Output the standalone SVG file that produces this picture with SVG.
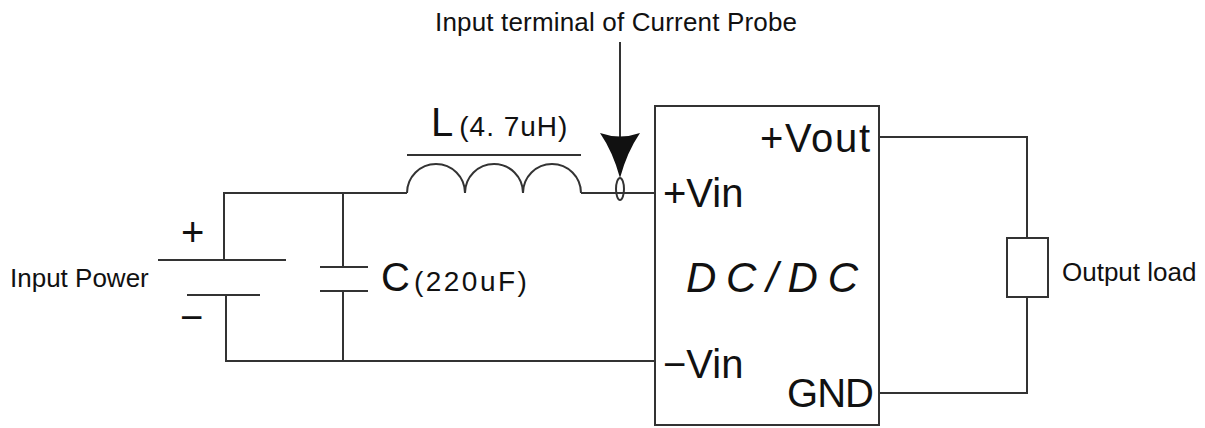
<svg xmlns="http://www.w3.org/2000/svg" width="1205" height="428" viewBox="0 0 1205 428">
<style>
.w{stroke:#333;stroke-width:2;fill:none}
.t{font-family:"Liberation Sans","Noto Sans CJK SC",sans-serif;fill:#111}
.big{font-size:40px}
.sm{font-size:28px}
.lab{font-size:26px}
</style>
<rect width="1205" height="428" fill="#fff"/>
<g id="connectors">
<polyline class="w" points="407,193 224,193 224,260"/>
<polyline class="w" points="226,295 226,361 655,361"/>
<line class="w" x1="343" y1="193" x2="343" y2="267"/>
<line class="w" x1="343" y1="291" x2="343" y2="361"/>
<line class="w" x1="581" y1="193" x2="655" y2="193"/>
<polyline class="w" points="879,137 1027,137 1027,238"/>
<polyline class="w" points="1027,297 1027,393 879,393"/>
</g>
<g id="title">
<text class="t lab" x="435" y="31" textLength="362">Input terminal of Current Probe</text>
</g>
<g id="battery">
<line class="w" x1="158" y1="260" x2="286" y2="260"/>
<line class="w" x1="187" y1="295" x2="260" y2="295"/>
<text class="t" x="181" y="246" font-size="40">+</text>
<text class="t" x="180" y="331" font-size="40">−</text>
<text class="t lab" x="10" y="287">Input Power</text>
</g>
<g id="capacitor">
<line class="w" x1="320" y1="267" x2="368" y2="267"/>
<line class="w" x1="320" y1="291" x2="368" y2="291"/>
<text class="t" x="381" y="291"><tspan class="big">C</tspan><tspan class="sm" dx="4" letter-spacing="2.5">(220uF)</tspan></text>
</g>
<g id="inductor">
<line class="w" x1="407" y1="155" x2="581" y2="155"/>
<path class="w" d="M407,193 A29,29 0 0 1 465,193 A29,29 0 0 1 523,193 A29,29 0 0 1 581,193"/>
<text class="t" x="431" y="136"><tspan class="big">L</tspan><tspan class="sm" dx="6" letter-spacing="1">(4. 7uH)</tspan></text>
</g>
<g id="probe">
<line class="w" x1="620" y1="42" x2="620" y2="138"/>
<path d="M600,133 Q620,140 640,133 Q627,152 620,178 Q613,152 600,133 Z" fill="#111"/>
<ellipse class="w" cx="620" cy="189" rx="4" ry="11"/>
</g>
<g id="dcdc">
<rect class="w" x="655" y="106" width="224" height="319"/>
<text class="t big" x="760" y="152" textLength="110">+Vout</text>
<text class="t big" x="663" y="207">+Vin</text>
<text class="t big" x="663" y="378">−Vin</text>
<text class="t big" x="787" y="407" textLength="87">GND</text>
<text class="t" x="686" y="292" font-size="42" font-style="italic" textLength="172">DC/DC</text>
</g>
<g id="load">
<rect class="w" x="1007" y="238" width="41" height="59"/>
<text class="t lab" x="1062" y="281">Output load</text>
</g>
</svg>
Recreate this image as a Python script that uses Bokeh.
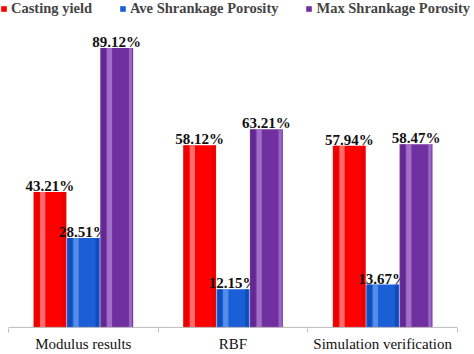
from bokeh.plotting import figure
from bokeh.models import ColumnDataSource, FixedTicker, Legend, LegendItem, Range1d
from bokeh.core.properties import value
from bokeh.embed import file_html
from bokeh.resources import INLINE

categories = ["Modulus results", "RBF", "Simulation verification"]
series_names = ["Casting yield", "Ave Shrankage Porosity", "Max Shrankage Porosity"]
casting_yield = [43.21, 58.12, 57.94]
ave_porosity = [28.51, 12.15, 13.67]
max_porosity = [89.12, 63.21, 58.47]

colors = ["#FF0000", "#1A5FD6", "#7030A0"]
light = ["#FF9A9A", "#6FA0F0", "#B68AD8"]
dark = ["#D80000", "#0A3FA8", "#5A2386"]
offsets = [-0.223, 0.0, 0.223]
bw = 0.22

n = len(categories)
px_per_cat = 449.0 / n
p = figure(width=474, height=354, output_backend="svg", toolbar_location=None,
           x_range=Range1d(-8 / px_per_cat, n + 17 / px_per_cat), y_range=Range1d(-0.35, 104.3),
           min_border_left=0, min_border_right=0, min_border_top=0, min_border_bottom=0)
p.outline_line_color = None
p.xgrid.visible = False
p.ygrid.visible = False
p.yaxis.visible = False

serif = value("Liberation Serif")
items = []
for i, vals in enumerate([casting_yield, ave_porosity, max_porosity]):
    xs = [k + 0.5 + offsets[i] for k in range(n)]
    src = ColumnDataSource(dict(x=xs, top=vals, lab=[f"{v:.2f}%" for v in vals]))
    r = p.vbar(x="x", top="top", width=bw, source=src, fill_color=colors[i], line_color=None)
    # shading stripes to mimic the gradient look
    p.vbar(x=[x - bw * 0.40 for x in xs], top=vals, width=bw * 0.12, fill_color=dark[i],
           line_color=None, fill_alpha=0.6)
    p.vbar(x=[x - bw * 0.22 for x in xs], top=vals, width=bw * 0.16, fill_color=light[i],
           line_color=None, fill_alpha=0.7)
    p.vbar(x=[x + bw * 0.42 for x in xs], top=vals, width=bw * 0.10, fill_color=light[i] if i == 2 else dark[i],
           line_color=None, fill_alpha=0.6)
    p.text(x="x", y="top", text="lab", source=src, text_align="center", text_baseline="alphabetic",
           y_offset=-6, text_font=serif, text_font_style="bold", text_font_size="15px", text_color="#111111")
    items.append(LegendItem(label=series_names[i], renderers=[r]))

# baseline across the category span
p.segment(x0=[0], x1=[n], y0=[0], y1=[0], line_color="#BBBBBB", line_width=1)

legend = Legend(items=items, orientation="horizontal", location=(0, 311),
                glyph_width=7, glyph_height=7, label_standoff=4, spacing=27,
                padding=0, margin=0, border_line_color=None, background_fill_alpha=0,
                label_text_font="Liberation Serif", label_text_font_style="bold", label_text_font_size="14.5px",
                label_height=14)
p.add_layout(legend, "center")

p.xaxis.ticker = FixedTicker(ticks=[c + 0.5 for c in range(n)], minor_ticks=list(range(n + 1)))
p.xaxis.major_label_overrides = {c + 0.5: categories[c] for c in range(n)}
p.xaxis.major_tick_line_color = None
p.xaxis.major_tick_out = 0
p.xaxis.major_tick_in = 0
p.xaxis.minor_tick_out = 4
p.xaxis.minor_tick_in = 0
p.xaxis.minor_tick_line_color = "#BBBBBB"
p.xaxis.axis_line_color = None
p.xaxis.major_label_standoff = 3
p.xaxis.major_label_text_font = "Liberation Serif"
p.xaxis.major_label_text_font_size = "15px"
p.xaxis.major_label_text_color = "#111111"

open("out.html", "w").write(file_html(p, INLINE))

▶ [Set task] Write out the listing above exactly as it stands, pictures excluded.

▶ [Solved problem]
Output the standalone SVG file that produces this picture with SVG.
<svg xmlns="http://www.w3.org/2000/svg" width="1205" height="428" viewBox="0 0 1205 428">
<style>
.w{stroke:#333;stroke-width:2;fill:none}
.t{font-family:"Liberation Sans","Noto Sans CJK SC",sans-serif;fill:#111}
.big{font-size:40px}
.sm{font-size:28px}
.lab{font-size:26px}
</style>
<rect width="1205" height="428" fill="#fff"/>
<g id="connectors">
<polyline class="w" points="407,193 224,193 224,260"/>
<polyline class="w" points="226,295 226,361 655,361"/>
<line class="w" x1="343" y1="193" x2="343" y2="267"/>
<line class="w" x1="343" y1="291" x2="343" y2="361"/>
<line class="w" x1="581" y1="193" x2="655" y2="193"/>
<polyline class="w" points="879,137 1027,137 1027,238"/>
<polyline class="w" points="1027,297 1027,393 879,393"/>
</g>
<g id="title">
<text class="t lab" x="435" y="31" textLength="362">Input terminal of Current Probe</text>
</g>
<g id="battery">
<line class="w" x1="158" y1="260" x2="286" y2="260"/>
<line class="w" x1="187" y1="295" x2="260" y2="295"/>
<text class="t" x="181" y="246" font-size="40">+</text>
<text class="t" x="180" y="331" font-size="40">−</text>
<text class="t lab" x="10" y="287">Input Power</text>
</g>
<g id="capacitor">
<line class="w" x1="320" y1="267" x2="368" y2="267"/>
<line class="w" x1="320" y1="291" x2="368" y2="291"/>
<text class="t" x="381" y="291"><tspan class="big">C</tspan><tspan class="sm" dx="4" letter-spacing="2.5">(220uF)</tspan></text>
</g>
<g id="inductor">
<line class="w" x1="407" y1="155" x2="581" y2="155"/>
<path class="w" d="M407,193 A29,29 0 0 1 465,193 A29,29 0 0 1 523,193 A29,29 0 0 1 581,193"/>
<text class="t" x="431" y="136"><tspan class="big">L</tspan><tspan class="sm" dx="6" letter-spacing="1">(4. 7uH)</tspan></text>
</g>
<g id="probe">
<line class="w" x1="620" y1="42" x2="620" y2="138"/>
<path d="M600,133 Q620,140 640,133 Q627,152 620,178 Q613,152 600,133 Z" fill="#111"/>
<ellipse class="w" cx="620" cy="189" rx="4" ry="11"/>
</g>
<g id="dcdc">
<rect class="w" x="655" y="106" width="224" height="319"/>
<text class="t big" x="760" y="152" textLength="110">+Vout</text>
<text class="t big" x="663" y="207">+Vin</text>
<text class="t big" x="663" y="378">−Vin</text>
<text class="t big" x="787" y="407" textLength="87">GND</text>
<text class="t" x="686" y="292" font-size="42" font-style="italic" textLength="172">DC/DC</text>
</g>
<g id="load">
<rect class="w" x="1007" y="238" width="41" height="59"/>
<text class="t lab" x="1062" y="281">Output load</text>
</g>
</svg>
Recreate this image as a Python script that uses Bokeh.
from bokeh.plotting import figure
from bokeh.models import ColumnDataSource, FixedTicker, Legend, LegendItem, Range1d
from bokeh.core.properties import value
from bokeh.embed import file_html
from bokeh.resources import INLINE

categories = ["Modulus results", "RBF", "Simulation verification"]
series_names = ["Casting yield", "Ave Shrankage Porosity", "Max Shrankage Porosity"]
casting_yield = [43.21, 58.12, 57.94]
ave_porosity = [28.51, 12.15, 13.67]
max_porosity = [89.12, 63.21, 58.47]

colors = ["#FF0000", "#1A5FD6", "#7030A0"]
light = ["#FF9A9A", "#6FA0F0", "#B68AD8"]
dark = ["#D80000", "#0A3FA8", "#5A2386"]
offsets = [-0.223, 0.0, 0.223]
bw = 0.22

n = len(categories)
px_per_cat = 449.0 / n
p = figure(width=474, height=354, output_backend="svg", toolbar_location=None,
           x_range=Range1d(-8 / px_per_cat, n + 17 / px_per_cat), y_range=Range1d(-0.35, 104.3),
           min_border_left=0, min_border_right=0, min_border_top=0, min_border_bottom=0)
p.outline_line_color = None
p.xgrid.visible = False
p.ygrid.visible = False
p.yaxis.visible = False

serif = value("Liberation Serif")
items = []
for i, vals in enumerate([casting_yield, ave_porosity, max_porosity]):
    xs = [k + 0.5 + offsets[i] for k in range(n)]
    src = ColumnDataSource(dict(x=xs, top=vals, lab=[f"{v:.2f}%" for v in vals]))
    r = p.vbar(x="x", top="top", width=bw, source=src, fill_color=colors[i], line_color=None)
    # shading stripes to mimic the gradient look
    p.vbar(x=[x - bw * 0.40 for x in xs], top=vals, width=bw * 0.12, fill_color=dark[i],
           line_color=None, fill_alpha=0.6)
    p.vbar(x=[x - bw * 0.22 for x in xs], top=vals, width=bw * 0.16, fill_color=light[i],
           line_color=None, fill_alpha=0.7)
    p.vbar(x=[x + bw * 0.42 for x in xs], top=vals, width=bw * 0.10, fill_color=light[i] if i == 2 else dark[i],
           line_color=None, fill_alpha=0.6)
    p.text(x="x", y="top", text="lab", source=src, text_align="center", text_baseline="alphabetic",
           y_offset=-6, text_font=serif, text_font_style="bold", text_font_size="15px", text_color="#111111")
    items.append(LegendItem(label=series_names[i], renderers=[r]))

# baseline across the category span
p.segment(x0=[0], x1=[n], y0=[0], y1=[0], line_color="#BBBBBB", line_width=1)

legend = Legend(items=items, orientation="horizontal", location=(0, 311),
                glyph_width=7, glyph_height=7, label_standoff=4, spacing=27,
                padding=0, margin=0, border_line_color=None, background_fill_alpha=0,
                label_text_font="Liberation Serif", label_text_font_style="bold", label_text_font_size="14.5px",
                label_height=14)
p.add_layout(legend, "center")

p.xaxis.ticker = FixedTicker(ticks=[c + 0.5 for c in range(n)], minor_ticks=list(range(n + 1)))
p.xaxis.major_label_overrides = {c + 0.5: categories[c] for c in range(n)}
p.xaxis.major_tick_line_color = None
p.xaxis.major_tick_out = 0
p.xaxis.major_tick_in = 0
p.xaxis.minor_tick_out = 4
p.xaxis.minor_tick_in = 0
p.xaxis.minor_tick_line_color = "#BBBBBB"
p.xaxis.axis_line_color = None
p.xaxis.major_label_standoff = 3
p.xaxis.major_label_text_font = "Liberation Serif"
p.xaxis.major_label_text_font_size = "15px"
p.xaxis.major_label_text_color = "#111111"

open("out.html", "w").write(file_html(p, INLINE))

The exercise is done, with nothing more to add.